Now, integrate both sides of the equation with respect to x to find the general solution:
$$ \int \frac{d}{dx}(y \sin x) dx = \int 4x dx $$
The integral of a derivative brings us back to the original function on the left side. For the right side, we use the power rule for integration:
$$ y \sin x = 4 \left(\frac{x^2}{2}\right) + C $$
$$ y \sin x = 2x^2 + C $$
Here, $$C$$ is the constant of integration.

**step6** Applying the Initial Condition

To find the particular solution, we use the given initial condition: $$y=0$$ when $$x=\frac{\pi}{2}$$. Substitute these values into the general solution:
$$ 0 \cdot \sin\left(\frac{\pi}{2}\right) = 2\left(\frac{\pi}{2}\right)^2 + C $$
We know that $$\sin\left(\frac{\pi}{2}\right) = 1$$.
$$ 0 \cdot 1 = 2\left(\frac{\pi^2}{4}\right) + C $$
$$ 0 = \frac{\pi^2}{2} + C $$
Now, solve for C:
$$ C = -\frac{\pi^2}{2} $$

**step7** Writing the Particular Solution

Substitute the value of $$C$$ we found in Step 6 back into the general solution from Step 5:
$$ y \sin x = 2x^2 + \left(-\frac{\pi^2}{2}\right) $$
$$ y \sin x = 2x^2 - \frac{\pi^2}{2} $$
This is the particular solution that satisfies the given initial condition.

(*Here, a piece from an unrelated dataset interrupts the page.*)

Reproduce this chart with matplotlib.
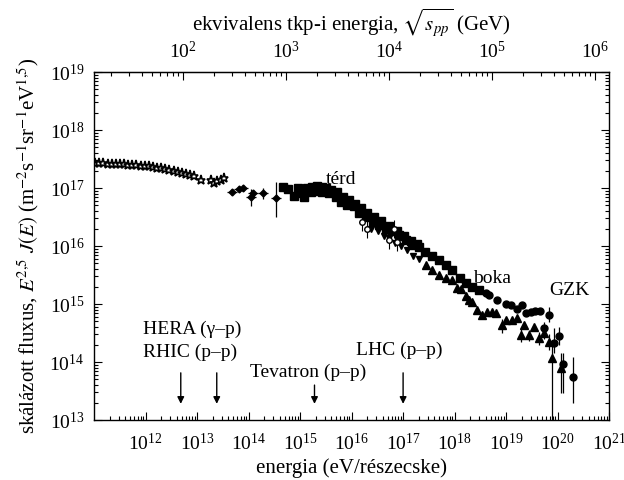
import matplotlib.pyplot as plt
import numpy as np
from matplotlib.ticker import LogLocator, NullFormatter

plt.rcParams['font.family'] = ['Liberation Serif', 'DejaVu Serif']
plt.rcParams['mathtext.fontset'] = 'stix'
plt.rcParams['font.size'] = 14

# direct measurements (stars)
star_E = [1.05e11, 1.26e11, 1.51e11, 1.82e11, 2.19e11, 2.63e11, 3.16e11, 3.80e11,
          4.57e11, 5.50e11, 6.61e11, 7.94e11, 9.55e11, 1.15e12, 1.38e12, 1.66e12,
          2.00e12, 2.40e12, 2.88e12, 3.47e12, 4.17e12, 5.01e12, 6.03e12, 7.24e12,
          8.71e12, 1.20e13, 1.82e13, 2.09e13, 2.40e13, 2.88e13, 3.31e13]
star_F = [2.68e17, 2.66e17, 2.65e17, 2.63e17, 2.62e17, 2.60e17, 2.58e17, 2.56e17,
          2.53e17, 2.50e17, 2.47e17, 2.44e17, 2.40e17, 2.35e17, 2.30e17, 2.24e17,
          2.18e17, 2.12e17, 2.05e17, 1.98e17, 1.90e17, 1.83e17, 1.76e17, 1.70e17,
          1.62e17, 1.40e17, 1.38e17, 1.22e17, 1.30e17, 1.37e17, 1.47e17]

# balloon / air shower points with error bars (diamonds)
dia_E = [4.8e13, 6.6e13, 7.7e13, 1.13e14, 1.2e14, 1.87e14, 3.4e14]
dia_F = [8.7e16, 9.6e16, 1.0e17, 7.1e16, 8.3e16, 8.3e16, 6.8e16]
dia_lo = [7.6e16, 8.5e16, 9.0e16, 4.8e16, 7.2e16, 6.4e16, 3.2e16]
dia_hi = [9.8e16, 1.08e17, 1.1e17, 9.8e16, 9.4e16, 1.0e17, 1.29e17]

# knee region (squares)
sq_E = [4.6e14, 5.7e14, 7.7e14, 9.6e14, 1.2e15, 1.6e15, 2.0e15, 2.7e15, 3.7e15,
        5.0e15, 6.2e15, 8.3e15, 1.12e16, 1.4e16, 1.9e16, 2.6e16, 3.4e16, 4.6e16,
        6.2e16, 8.3e16, 1.12e17, 1.5e17, 2.0e17, 2.7e17, 3.7e17, 5.0e17, 6.7e17,
        9.1e17, 1.3e18, 1.7e18, 2.2e18, 3.0e18]
sq_F = [1.05e17, 9.5e16, 7.3e16, 8.1e16, 6.9e16, 8.7e16, 9.0e16, 8.7e16, 8.1e16,
        7.1e16, 5.8e16, 5.1e16, 4.8e16, 3.7e16, 3.2e16, 2.6e16, 2.3e16, 2.0e16,
        1.8e16, 1.55e16, 1.26e16, 1.04e16, 9.5e15, 7.9e15, 6.6e15, 5.7e15, 4.7e15,
        3.9e15, 2.8e15, 2.3e15, 2.0e15, 1.75e15]
sq2_E = [8.9e14, 1.1e15, 1.38e15, 1.73e15, 2.15e15, 2.6e15, 3.2e15, 4.0e15, 5.2e15,
         6.9e15, 8.9e15, 1.17e16, 1.54e16, 2.0e16, 2.7e16, 3.7e16, 5.3e16, 7.6e16,
         1.05e17, 1.4e17, 1.85e17]
sq2_F = [1.0e17, 9.3e16, 1.0e17, 1.04e17, 1.08e17, 1.04e17, 1.0e17, 9.3e16, 8.5e16,
         6.9e16, 6.2e16, 5.3e16, 4.5e16, 3.7e16, 3.2e16, 2.7e16, 2.2e16, 1.8e16,
         1.5e16, 1.22e16, 1.08e16]

# small open circles with error bars
oc_E = [1.6e16, 2.0e16, 5.4e16, 6.6e16, 7.6e16]
oc_F = [2.6e16, 2.0e16, 1.26e16, 2.0e16, 1.17e16]

# down triangles
dt_E = [2.4e16, 3.2e16, 4.2e16, 5.4e16, 7.0e16, 9.1e16, 1.2e17, 1.56e17, 2.0e17]
dt_F = [1.95e16, 1.8e16, 1.5e16, 1.37e16, 1.13e16, 1.0e16, 8.5e15, 6.7e15, 6.0e15]

# up triangles
tri_E = [2.8e17, 3.7e17, 5.0e17, 6.8e17, 9.1e17, 1.13e18, 1.35e18, 1.7e18, 1.9e18,
         2.2e18, 2.7e18, 3.4e18, 4.3e18, 5.3e18, 6.3e18, 8.3e18, 1.0e19, 1.3e19,
         1.6e19, 1.95e19, 2.2e19, 2.8e19, 3.5e19, 4.3e19, 5.4e19, 6.7e19, 7.7e19,
         1.15e20]
tri_F = [4.7e15, 3.9e15, 3.2e15, 2.8e15, 2.6e15, 1.9e15, 1.8e15, 1.4e15, 1.18e15,
         1.08e15, 7.9e14, 6.5e14, 7.2e14, 7.2e14, 6.9e14, 4.3e14, 5.3e14, 5.3e14,
         5.7e14, 2.9e14, 4.3e14, 2.9e14, 4.0e14, 2.6e14, 3.2e14, 2.2e14, 1.17e14,
         7.9e13]
tri_lo = [4.7e15, 3.9e15, 3.2e15, 2.8e15, 2.6e15, 1.9e15, 1.8e15, 1.4e15, 1.18e15,
          1.08e15, 7.9e14, 6.5e14, 7.2e14, 7.2e14, 6.9e14, 3.2e14, 5.3e14, 5.3e14,
          5.7e14, 2.2e14, 4.3e14, 2.3e14, 4.0e14, 2.0e14, 2.5e14, 1.6e14, 1.0e13,
          2.9e13]
tri_hi = [4.7e15, 3.9e15, 3.2e15, 2.8e15, 2.6e15, 1.9e15, 1.8e15, 1.4e15, 1.18e15,
          1.08e15, 7.9e14, 6.5e14, 7.2e14, 7.2e14, 6.9e14, 5.5e14, 5.3e14, 5.3e14,
          5.7e14, 3.9e14, 4.3e14, 3.6e14, 4.0e14, 3.3e14, 4.0e14, 3.0e14, 2.0e14,
          1.45e14]

# filled circles
ci_E = [4.0e18, 4.7e18, 6.8e18, 9.8e18, 1.24e19, 1.6e19, 2.0e19, 2.4e19, 3.0e19,
        3.7e19, 4.5e19, 5.4e19, 6.8e19, 8.5e19, 1.05e20, 1.3e20, 2.0e20]
ci_F = [1.55e15, 1.43e15, 1.15e15, 1.0e15, 9.6e14, 8.2e14, 9.6e14, 6.9e14, 7.4e14,
        7.6e14, 7.6e14, 3.8e14, 6.5e14, 2.1e14, 2.8e14, 9.3e13, 5.6e13]
ci_lo = [1.55e15, 1.43e15, 1.15e15, 1.0e15, 9.6e14, 8.2e14, 9.6e14, 6.9e14, 7.4e14,
         7.6e14, 7.6e14, 3.0e14, 4.9e14, 1.45e14, 2.0e14, 2.9e13, 1.95e13]
ci_hi = [1.55e15, 1.43e15, 1.15e15, 1.0e15, 9.6e14, 8.2e14, 9.6e14, 6.9e14, 7.4e14,
         7.6e14, 7.6e14, 4.8e14, 8.9e14, 3.9e14, 4.0e14, 1.41e14, 1.23e14]

# accelerators
acc_E = [4.8e12, 2.4e13, 1.9e15, 1.0e17]
acc_top = [6.5e13, 6.5e13, 4.0e13, 6.5e13]
acc_tip = 1.9e13


def asym(v, lo, hi):
    v, lo, hi = np.array(v), np.array(lo), np.array(hi)
    return [v - lo, hi - v]


fig = plt.figure(figsize=(6.24, 4.8), dpi=100)
ax = fig.add_axes([0.151, 0.125, 0.825, 0.725])
ax.set_xscale('log')
ax.set_yscale('log')
ax.set_xlim(1e11, 1e21)
ax.set_ylim(1e13, 1e19)

k = dict(color='black', linestyle='none')
ax.plot(star_E, star_F, marker='*', markersize=6.5, markerfacecolor='white',
        markeredgewidth=1.2, **k)
ax.errorbar(dia_E, dia_F, yerr=asym(dia_F, dia_lo, dia_hi),
            xerr=[np.array(dia_E) * 0.2, np.array(dia_E) * 0.25],
            marker='D', markersize=3.5, elinewidth=0.9, capsize=0, **k)
ax.plot(sq_E, sq_F, marker='s', markersize=5.2, **k)
ax.plot(sq2_E, sq2_F, marker='s', markersize=5.2, **k)
ax.errorbar(oc_E, oc_F, yerr=[np.array(oc_F) * 0.3, np.array(oc_F) * 0.4],
            marker='o', markersize=4, markerfacecolor='white', elinewidth=0.8, **k)
ax.plot(dt_E, dt_F, marker='v', markersize=5, **k)
ax.errorbar(tri_E, tri_F, yerr=asym(tri_F, tri_lo, tri_hi), marker='^',
            markersize=5.5, elinewidth=0.9, capsize=0, **k)
ax.errorbar(ci_E, ci_F, yerr=asym(ci_F, ci_lo, ci_hi), marker='o',
            markersize=5, elinewidth=0.9, capsize=0, **k)

for E, top in zip(acc_E, acc_top):
    ax.annotate('', xy=(E, acc_tip), xytext=(E, top),
                arrowprops=dict(arrowstyle='-|>', color='black', lw=1.0,
                                mutation_scale=10, shrinkA=0, shrinkB=0))

ax.text(8.7e11, 3.7e14, 'HERA (γ–p)', ha='left', va='center', fontsize=14)
ax.text(8.7e11, 1.48e14, 'RHIC (p–p)', ha='left', va='center', fontsize=14)
ax.text(1.05e14, 6.7e13, 'Tevatron (p–p)', ha='left', va='center', fontsize=14)
ax.text(1.23e16, 1.6e14, 'LHC (p–p)', ha='left', va='center', fontsize=14)
ax.text(6.2e15, 1.38e17, 'térd', ha='center', va='center', fontsize=14)
ax.text(5.4e18, 2.8e15, 'boka', ha='center', va='center', fontsize=14)
ax.text(1.66e20, 1.74e15, 'GZK', ha='center', va='center', fontsize=14)

ax.set_xticks([10.0 ** n for n in range(12, 22)])
ax.xaxis.set_minor_locator(LogLocator(base=10, subs=np.arange(2, 10), numticks=100))
ax.xaxis.set_minor_formatter(NullFormatter())
ax.yaxis.set_major_locator(LogLocator(base=10, numticks=20))
ax.yaxis.set_minor_locator(LogLocator(base=10, subs=np.arange(2, 10), numticks=100))
ax.yaxis.set_minor_formatter(NullFormatter())
ax.tick_params(which='both', direction='in', top=False, right=True, width=0.8,
               labelsize=14)
ax.tick_params(axis='x', which='major', length=6, pad=9)
ax.tick_params(axis='y', which='major', length=6, pad=7)
ax.tick_params(which='minor', length=3)
for s in ax.spines.values():
    s.set_linewidth(1.0)

mp2 = 2 * 0.938e9


def to_sqrts(E):
    return np.sqrt(mp2 * np.clip(E, 1e-30, None)) / 1e9


def to_E(s):
    return (np.asarray(s) * 1e9) ** 2 / mp2


sec = ax.secondary_xaxis('top', functions=(to_sqrts, to_E))
sec.xaxis.set_major_locator(LogLocator(base=10, numticks=20))
sec.xaxis.set_minor_locator(LogLocator(base=10, subs=np.arange(2, 10), numticks=100))
sec.xaxis.set_minor_formatter(NullFormatter())
sec.tick_params(which='both', direction='in', width=0.8, labelsize=14)
sec.tick_params(which='major', length=6, pad=7)
sec.tick_params(which='minor', length=3)
sec.set_xlabel(r'ekvivalens tkp-i energia, $\sqrt{s_{pp}}$ (GeV)', fontsize=15,
               labelpad=8)

ax.set_xlabel('energia (eV/részecske)', fontsize=15, labelpad=3)
ax.set_ylabel(r'skálázott fluxus, $E^{2{,}5}\ J(E)$ '
              r'(m$^{-2}$s$^{-1}$sr$^{-1}$eV$^{1{,}5}$)', fontsize=15, labelpad=6)

fig.savefig('out.png', dpi=100)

**step8** Comparing with Options

Finally, we compare our derived particular solution with the given multiple-choice options:
A. $$y\sin x = 2x^2 - \pi^2$$
B. $$y\sin x = 2(x^2 - \pi^2) = 2x^2 - 2\pi^2$$
C. $$y\sin x = 2x^2 - \frac{\pi^2}{2}$$
D. $$y\sin x = 2x^2 + \frac{\pi^2}{2}$$
Our calculated particular solution, $$y \sin x = 2x^2 - \frac{\pi^2}{2}$$, exactly matches option C.